**WHAT YOU WILL DO**: Everything from the line containing "Generate a web" through the line containing "const ref14 = [[30, 0.1]];" should be repeated exactly, and nothing else from the data.
** Start of INPUT **
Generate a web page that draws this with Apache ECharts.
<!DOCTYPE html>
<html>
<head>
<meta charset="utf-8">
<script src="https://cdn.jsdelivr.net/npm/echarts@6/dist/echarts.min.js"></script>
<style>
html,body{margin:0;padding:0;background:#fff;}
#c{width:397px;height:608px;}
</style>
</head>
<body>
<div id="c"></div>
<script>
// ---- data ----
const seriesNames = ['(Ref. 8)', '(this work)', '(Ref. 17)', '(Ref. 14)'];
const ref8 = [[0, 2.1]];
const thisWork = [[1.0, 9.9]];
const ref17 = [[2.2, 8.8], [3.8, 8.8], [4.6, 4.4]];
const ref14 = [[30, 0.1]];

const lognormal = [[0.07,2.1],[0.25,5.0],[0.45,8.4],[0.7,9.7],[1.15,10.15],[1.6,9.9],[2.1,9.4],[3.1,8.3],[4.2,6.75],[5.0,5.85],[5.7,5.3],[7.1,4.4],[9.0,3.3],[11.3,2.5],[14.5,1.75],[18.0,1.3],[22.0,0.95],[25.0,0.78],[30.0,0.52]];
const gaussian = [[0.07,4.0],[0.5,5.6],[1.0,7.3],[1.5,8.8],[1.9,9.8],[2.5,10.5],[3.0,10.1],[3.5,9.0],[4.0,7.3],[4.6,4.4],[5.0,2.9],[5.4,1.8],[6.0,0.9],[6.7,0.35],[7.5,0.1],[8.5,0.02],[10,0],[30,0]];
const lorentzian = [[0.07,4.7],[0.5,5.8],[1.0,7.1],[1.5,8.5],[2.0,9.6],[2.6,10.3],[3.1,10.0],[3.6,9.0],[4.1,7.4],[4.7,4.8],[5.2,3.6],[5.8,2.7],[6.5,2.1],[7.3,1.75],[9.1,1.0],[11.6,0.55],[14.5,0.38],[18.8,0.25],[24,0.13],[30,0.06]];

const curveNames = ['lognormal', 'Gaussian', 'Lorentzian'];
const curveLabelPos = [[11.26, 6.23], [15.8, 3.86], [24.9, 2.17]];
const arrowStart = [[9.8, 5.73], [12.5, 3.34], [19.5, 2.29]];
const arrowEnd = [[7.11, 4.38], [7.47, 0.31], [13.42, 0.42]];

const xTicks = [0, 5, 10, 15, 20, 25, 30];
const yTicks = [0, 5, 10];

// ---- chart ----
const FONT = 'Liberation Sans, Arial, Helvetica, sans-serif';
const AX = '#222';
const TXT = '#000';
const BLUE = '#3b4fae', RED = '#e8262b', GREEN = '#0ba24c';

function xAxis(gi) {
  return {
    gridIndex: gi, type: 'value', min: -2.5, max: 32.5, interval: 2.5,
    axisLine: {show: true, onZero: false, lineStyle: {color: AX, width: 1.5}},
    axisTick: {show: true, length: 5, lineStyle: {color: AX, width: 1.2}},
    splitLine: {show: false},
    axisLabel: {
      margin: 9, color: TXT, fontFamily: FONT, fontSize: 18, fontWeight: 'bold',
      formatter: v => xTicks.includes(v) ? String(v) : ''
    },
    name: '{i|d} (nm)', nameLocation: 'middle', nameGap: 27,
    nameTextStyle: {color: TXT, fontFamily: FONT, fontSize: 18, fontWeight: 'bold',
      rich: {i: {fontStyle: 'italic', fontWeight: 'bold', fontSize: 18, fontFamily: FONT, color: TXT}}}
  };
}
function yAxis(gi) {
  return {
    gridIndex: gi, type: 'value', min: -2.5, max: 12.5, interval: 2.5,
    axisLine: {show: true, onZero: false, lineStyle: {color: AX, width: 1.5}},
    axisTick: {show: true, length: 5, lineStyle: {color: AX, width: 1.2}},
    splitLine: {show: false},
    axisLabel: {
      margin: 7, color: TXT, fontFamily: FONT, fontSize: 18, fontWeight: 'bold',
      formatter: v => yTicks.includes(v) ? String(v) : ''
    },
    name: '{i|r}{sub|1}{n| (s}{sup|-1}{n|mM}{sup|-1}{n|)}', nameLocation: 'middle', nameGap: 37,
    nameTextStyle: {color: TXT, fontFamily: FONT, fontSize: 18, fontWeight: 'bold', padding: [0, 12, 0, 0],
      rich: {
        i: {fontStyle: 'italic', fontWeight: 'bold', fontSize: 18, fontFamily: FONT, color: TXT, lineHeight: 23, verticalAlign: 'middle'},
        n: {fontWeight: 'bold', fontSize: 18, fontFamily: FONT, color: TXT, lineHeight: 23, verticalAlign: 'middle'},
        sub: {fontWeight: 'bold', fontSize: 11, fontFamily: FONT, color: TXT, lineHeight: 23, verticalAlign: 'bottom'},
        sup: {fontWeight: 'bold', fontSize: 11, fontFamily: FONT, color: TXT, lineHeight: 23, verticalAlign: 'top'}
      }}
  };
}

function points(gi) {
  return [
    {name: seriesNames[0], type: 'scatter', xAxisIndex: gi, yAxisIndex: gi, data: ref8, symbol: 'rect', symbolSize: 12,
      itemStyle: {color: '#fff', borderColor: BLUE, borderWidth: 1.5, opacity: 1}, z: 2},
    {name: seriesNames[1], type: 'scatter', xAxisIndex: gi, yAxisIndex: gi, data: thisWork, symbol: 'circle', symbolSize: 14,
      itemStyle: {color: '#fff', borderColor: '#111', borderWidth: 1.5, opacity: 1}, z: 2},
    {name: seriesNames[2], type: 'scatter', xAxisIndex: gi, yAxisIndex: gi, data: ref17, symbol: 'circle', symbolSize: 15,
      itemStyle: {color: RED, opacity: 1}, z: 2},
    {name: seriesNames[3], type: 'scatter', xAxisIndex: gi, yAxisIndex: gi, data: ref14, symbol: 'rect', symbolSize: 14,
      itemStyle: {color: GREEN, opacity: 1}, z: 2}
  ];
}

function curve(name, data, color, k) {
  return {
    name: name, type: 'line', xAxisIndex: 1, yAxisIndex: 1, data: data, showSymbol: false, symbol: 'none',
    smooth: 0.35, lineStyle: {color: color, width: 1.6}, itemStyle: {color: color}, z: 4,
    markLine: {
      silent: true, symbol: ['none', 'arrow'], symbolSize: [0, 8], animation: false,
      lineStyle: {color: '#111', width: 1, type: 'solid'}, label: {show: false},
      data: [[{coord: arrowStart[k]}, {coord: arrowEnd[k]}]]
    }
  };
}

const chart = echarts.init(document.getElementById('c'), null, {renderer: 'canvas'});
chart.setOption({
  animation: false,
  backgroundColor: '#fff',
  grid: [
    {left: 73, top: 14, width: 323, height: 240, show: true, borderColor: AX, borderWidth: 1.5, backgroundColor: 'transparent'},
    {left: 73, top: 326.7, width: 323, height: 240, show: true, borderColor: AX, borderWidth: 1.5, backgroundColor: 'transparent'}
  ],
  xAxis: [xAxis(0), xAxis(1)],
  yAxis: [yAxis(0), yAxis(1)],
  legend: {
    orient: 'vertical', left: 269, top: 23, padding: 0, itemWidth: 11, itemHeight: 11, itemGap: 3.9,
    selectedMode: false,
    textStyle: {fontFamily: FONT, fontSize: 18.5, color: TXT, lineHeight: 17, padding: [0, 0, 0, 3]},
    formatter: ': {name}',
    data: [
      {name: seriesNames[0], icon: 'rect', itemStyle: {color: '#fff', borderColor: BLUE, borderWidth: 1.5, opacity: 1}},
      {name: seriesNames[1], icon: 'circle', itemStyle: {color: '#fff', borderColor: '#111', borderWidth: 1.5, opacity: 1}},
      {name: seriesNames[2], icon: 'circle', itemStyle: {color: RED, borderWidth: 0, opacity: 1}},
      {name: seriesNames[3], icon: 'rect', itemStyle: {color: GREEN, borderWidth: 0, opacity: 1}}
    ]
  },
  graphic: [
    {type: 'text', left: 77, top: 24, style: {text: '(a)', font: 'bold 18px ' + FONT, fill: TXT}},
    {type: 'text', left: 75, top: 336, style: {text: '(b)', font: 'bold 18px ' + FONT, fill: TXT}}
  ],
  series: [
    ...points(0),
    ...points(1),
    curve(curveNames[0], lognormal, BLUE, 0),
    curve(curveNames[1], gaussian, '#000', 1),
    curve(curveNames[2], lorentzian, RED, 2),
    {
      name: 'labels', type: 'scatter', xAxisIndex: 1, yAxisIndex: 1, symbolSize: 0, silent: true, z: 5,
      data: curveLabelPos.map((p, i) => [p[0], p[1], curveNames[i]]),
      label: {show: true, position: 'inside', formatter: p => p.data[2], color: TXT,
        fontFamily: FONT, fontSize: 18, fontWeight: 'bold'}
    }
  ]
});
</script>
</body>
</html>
** End of INPUT **
** Start of INPUT **
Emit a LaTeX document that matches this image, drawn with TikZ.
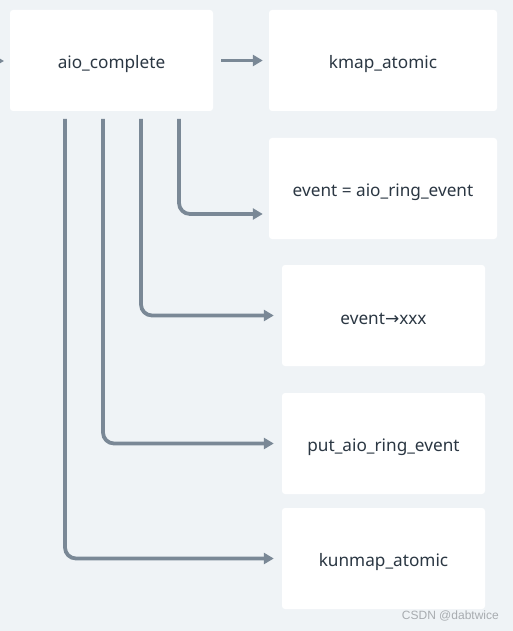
** End of INPUT **
** Start of INPUT **
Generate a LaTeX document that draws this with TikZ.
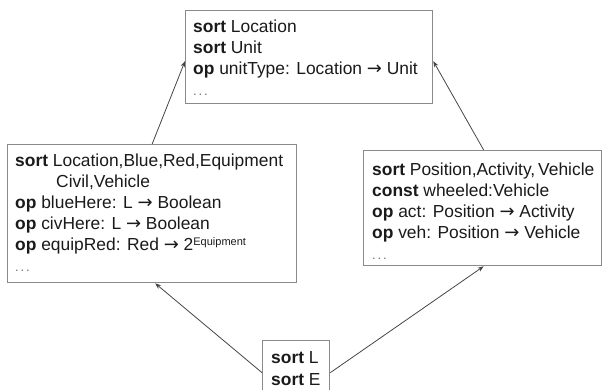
** End of INPUT **
**ANSWER IN FULL**:
Generate a web page that draws this with Apache ECharts.
<!DOCTYPE html>
<html>
<head>
<meta charset="utf-8">
<script src="https://cdn.jsdelivr.net/npm/echarts@6/dist/echarts.min.js"></script>
<style>
html,body{margin:0;padding:0;background:#fff;}
#c{width:397px;height:608px;}
</style>
</head>
<body>
<div id="c"></div>
<script>
// ---- data ----
const seriesNames = ['(Ref. 8)', '(this work)', '(Ref. 17)', '(Ref. 14)'];
const ref8 = [[0, 2.1]];
const thisWork = [[1.0, 9.9]];
const ref17 = [[2.2, 8.8], [3.8, 8.8], [4.6, 4.4]];
const ref14 = [[30, 0.1]];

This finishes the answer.